> [Task inputs]:
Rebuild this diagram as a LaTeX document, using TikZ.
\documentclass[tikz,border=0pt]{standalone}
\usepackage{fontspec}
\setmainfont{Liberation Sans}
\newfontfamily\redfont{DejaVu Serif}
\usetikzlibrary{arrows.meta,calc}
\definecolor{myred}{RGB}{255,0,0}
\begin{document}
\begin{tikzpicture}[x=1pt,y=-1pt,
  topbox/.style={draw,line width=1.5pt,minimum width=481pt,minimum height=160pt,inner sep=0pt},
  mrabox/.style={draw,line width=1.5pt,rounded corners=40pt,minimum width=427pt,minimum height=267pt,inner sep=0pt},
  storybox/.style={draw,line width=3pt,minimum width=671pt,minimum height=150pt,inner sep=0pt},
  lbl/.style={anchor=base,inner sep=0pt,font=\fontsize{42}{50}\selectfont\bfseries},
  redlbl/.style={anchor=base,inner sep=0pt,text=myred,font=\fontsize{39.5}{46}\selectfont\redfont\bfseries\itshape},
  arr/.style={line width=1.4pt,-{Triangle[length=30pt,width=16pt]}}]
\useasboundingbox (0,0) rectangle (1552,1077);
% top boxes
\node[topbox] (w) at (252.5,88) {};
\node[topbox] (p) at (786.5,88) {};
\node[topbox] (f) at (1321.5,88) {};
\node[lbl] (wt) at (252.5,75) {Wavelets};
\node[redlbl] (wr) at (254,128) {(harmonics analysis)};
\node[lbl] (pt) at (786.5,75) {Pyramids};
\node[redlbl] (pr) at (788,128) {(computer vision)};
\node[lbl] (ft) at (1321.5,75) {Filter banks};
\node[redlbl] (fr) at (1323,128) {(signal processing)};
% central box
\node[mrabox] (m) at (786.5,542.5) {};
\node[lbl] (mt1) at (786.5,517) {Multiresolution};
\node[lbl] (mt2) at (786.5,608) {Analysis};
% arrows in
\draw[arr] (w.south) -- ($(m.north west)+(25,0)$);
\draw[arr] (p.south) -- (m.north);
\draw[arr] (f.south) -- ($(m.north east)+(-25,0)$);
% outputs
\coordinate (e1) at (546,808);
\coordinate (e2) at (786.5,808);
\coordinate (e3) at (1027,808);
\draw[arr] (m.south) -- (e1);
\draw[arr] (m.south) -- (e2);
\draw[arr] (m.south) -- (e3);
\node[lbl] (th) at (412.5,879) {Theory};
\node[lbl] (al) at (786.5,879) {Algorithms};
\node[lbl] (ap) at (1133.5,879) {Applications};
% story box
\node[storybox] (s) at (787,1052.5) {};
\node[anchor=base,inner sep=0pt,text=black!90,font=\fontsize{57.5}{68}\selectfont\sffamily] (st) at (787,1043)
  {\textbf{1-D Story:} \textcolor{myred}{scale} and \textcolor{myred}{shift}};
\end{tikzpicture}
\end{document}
* * *
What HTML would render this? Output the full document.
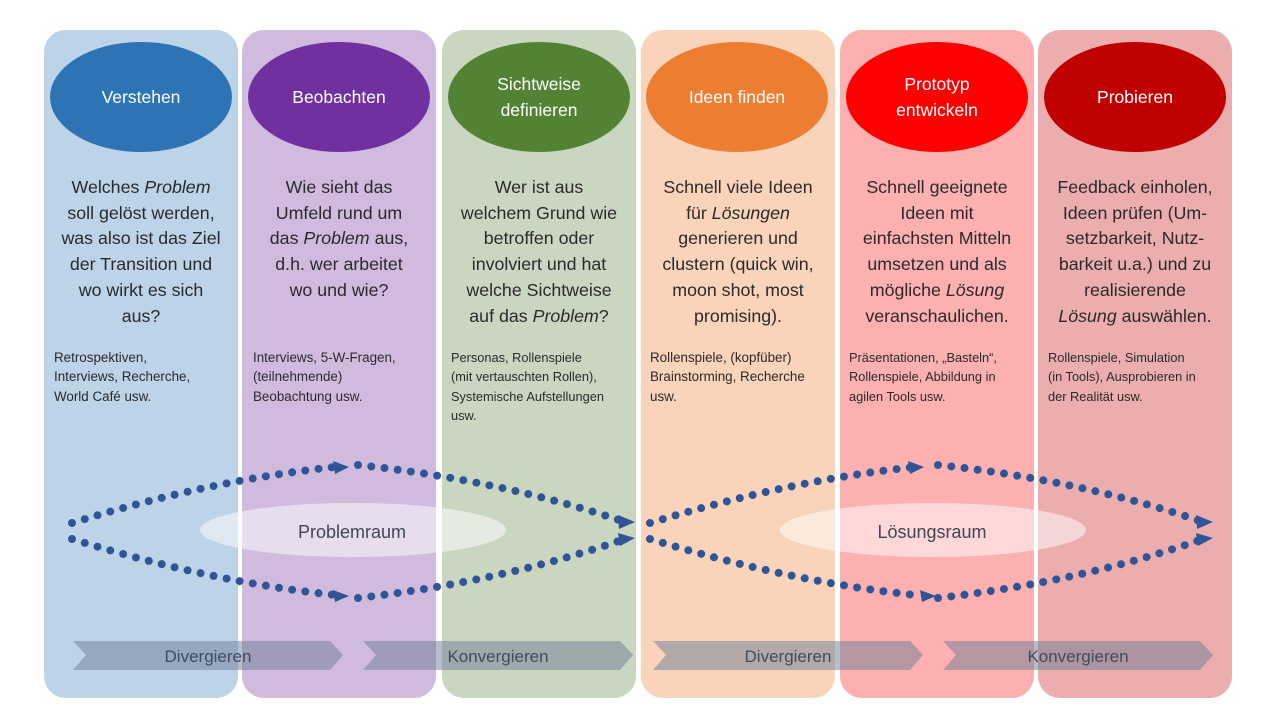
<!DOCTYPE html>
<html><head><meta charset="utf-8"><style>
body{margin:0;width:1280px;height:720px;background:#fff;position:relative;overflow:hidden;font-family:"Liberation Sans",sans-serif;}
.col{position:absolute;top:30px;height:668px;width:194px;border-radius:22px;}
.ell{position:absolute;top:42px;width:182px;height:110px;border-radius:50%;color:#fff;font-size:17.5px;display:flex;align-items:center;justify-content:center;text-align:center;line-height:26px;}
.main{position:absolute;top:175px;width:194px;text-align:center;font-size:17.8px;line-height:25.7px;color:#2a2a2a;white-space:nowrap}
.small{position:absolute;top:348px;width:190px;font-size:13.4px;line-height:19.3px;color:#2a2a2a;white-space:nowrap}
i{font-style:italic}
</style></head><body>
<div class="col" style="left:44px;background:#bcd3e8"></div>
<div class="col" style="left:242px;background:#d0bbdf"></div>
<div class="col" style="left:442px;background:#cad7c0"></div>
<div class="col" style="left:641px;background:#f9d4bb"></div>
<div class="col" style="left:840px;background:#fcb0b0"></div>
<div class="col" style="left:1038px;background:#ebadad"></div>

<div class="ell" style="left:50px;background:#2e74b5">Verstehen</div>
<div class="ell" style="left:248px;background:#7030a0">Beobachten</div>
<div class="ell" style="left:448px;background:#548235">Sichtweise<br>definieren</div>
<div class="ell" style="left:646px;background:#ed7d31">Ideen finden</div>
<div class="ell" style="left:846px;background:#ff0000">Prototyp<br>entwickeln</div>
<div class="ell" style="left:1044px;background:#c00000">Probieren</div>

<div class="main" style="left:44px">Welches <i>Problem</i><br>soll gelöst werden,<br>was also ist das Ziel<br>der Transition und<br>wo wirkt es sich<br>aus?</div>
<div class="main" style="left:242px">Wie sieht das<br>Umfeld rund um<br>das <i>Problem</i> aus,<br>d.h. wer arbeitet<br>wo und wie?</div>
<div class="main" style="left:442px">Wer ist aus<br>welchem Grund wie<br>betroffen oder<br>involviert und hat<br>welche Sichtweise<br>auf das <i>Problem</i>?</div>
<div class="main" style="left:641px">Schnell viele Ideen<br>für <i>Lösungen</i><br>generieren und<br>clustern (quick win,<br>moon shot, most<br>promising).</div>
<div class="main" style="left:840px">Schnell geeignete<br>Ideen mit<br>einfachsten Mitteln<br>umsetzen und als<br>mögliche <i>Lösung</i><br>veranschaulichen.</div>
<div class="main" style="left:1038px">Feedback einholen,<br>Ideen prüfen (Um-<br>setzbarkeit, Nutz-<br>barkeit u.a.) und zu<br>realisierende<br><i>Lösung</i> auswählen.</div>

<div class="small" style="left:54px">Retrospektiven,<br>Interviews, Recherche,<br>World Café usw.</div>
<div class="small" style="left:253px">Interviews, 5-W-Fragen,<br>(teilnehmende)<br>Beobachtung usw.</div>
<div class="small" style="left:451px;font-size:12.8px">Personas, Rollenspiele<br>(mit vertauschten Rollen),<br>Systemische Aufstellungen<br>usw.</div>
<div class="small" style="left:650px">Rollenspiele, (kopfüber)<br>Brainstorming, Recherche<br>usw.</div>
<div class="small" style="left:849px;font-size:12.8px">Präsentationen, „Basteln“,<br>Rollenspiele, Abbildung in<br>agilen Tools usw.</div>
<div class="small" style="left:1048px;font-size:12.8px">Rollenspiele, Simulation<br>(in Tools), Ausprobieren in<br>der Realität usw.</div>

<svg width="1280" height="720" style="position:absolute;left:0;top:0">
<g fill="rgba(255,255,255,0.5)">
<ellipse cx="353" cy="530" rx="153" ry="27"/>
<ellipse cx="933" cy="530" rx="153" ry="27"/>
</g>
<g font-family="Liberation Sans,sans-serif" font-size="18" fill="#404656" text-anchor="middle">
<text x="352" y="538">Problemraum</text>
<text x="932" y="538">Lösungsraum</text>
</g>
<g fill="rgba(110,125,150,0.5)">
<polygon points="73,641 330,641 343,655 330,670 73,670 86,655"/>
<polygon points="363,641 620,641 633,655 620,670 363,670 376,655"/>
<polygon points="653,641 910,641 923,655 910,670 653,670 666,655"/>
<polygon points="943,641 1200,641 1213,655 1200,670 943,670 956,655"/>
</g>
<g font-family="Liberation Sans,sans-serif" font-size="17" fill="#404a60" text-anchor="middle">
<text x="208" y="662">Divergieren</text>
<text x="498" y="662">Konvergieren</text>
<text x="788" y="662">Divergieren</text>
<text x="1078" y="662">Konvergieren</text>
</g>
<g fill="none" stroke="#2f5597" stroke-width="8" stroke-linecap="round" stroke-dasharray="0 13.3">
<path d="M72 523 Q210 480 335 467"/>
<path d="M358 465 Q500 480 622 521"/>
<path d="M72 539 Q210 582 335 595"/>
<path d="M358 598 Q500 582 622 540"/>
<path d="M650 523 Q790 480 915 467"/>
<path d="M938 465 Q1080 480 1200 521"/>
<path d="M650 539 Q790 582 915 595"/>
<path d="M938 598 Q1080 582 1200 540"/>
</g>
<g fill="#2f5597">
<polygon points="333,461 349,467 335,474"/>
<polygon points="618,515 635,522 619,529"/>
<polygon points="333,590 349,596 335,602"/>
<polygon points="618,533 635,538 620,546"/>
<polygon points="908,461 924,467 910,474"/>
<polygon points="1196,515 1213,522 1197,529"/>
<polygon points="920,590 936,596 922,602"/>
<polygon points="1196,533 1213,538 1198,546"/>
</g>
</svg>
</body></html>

> [Stated goal]: Return each full line of the entries that contains the word "this".

> [Final answer]:
Rebuild this diagram as a LaTeX document, using TikZ.
What HTML would render this? Output the full document.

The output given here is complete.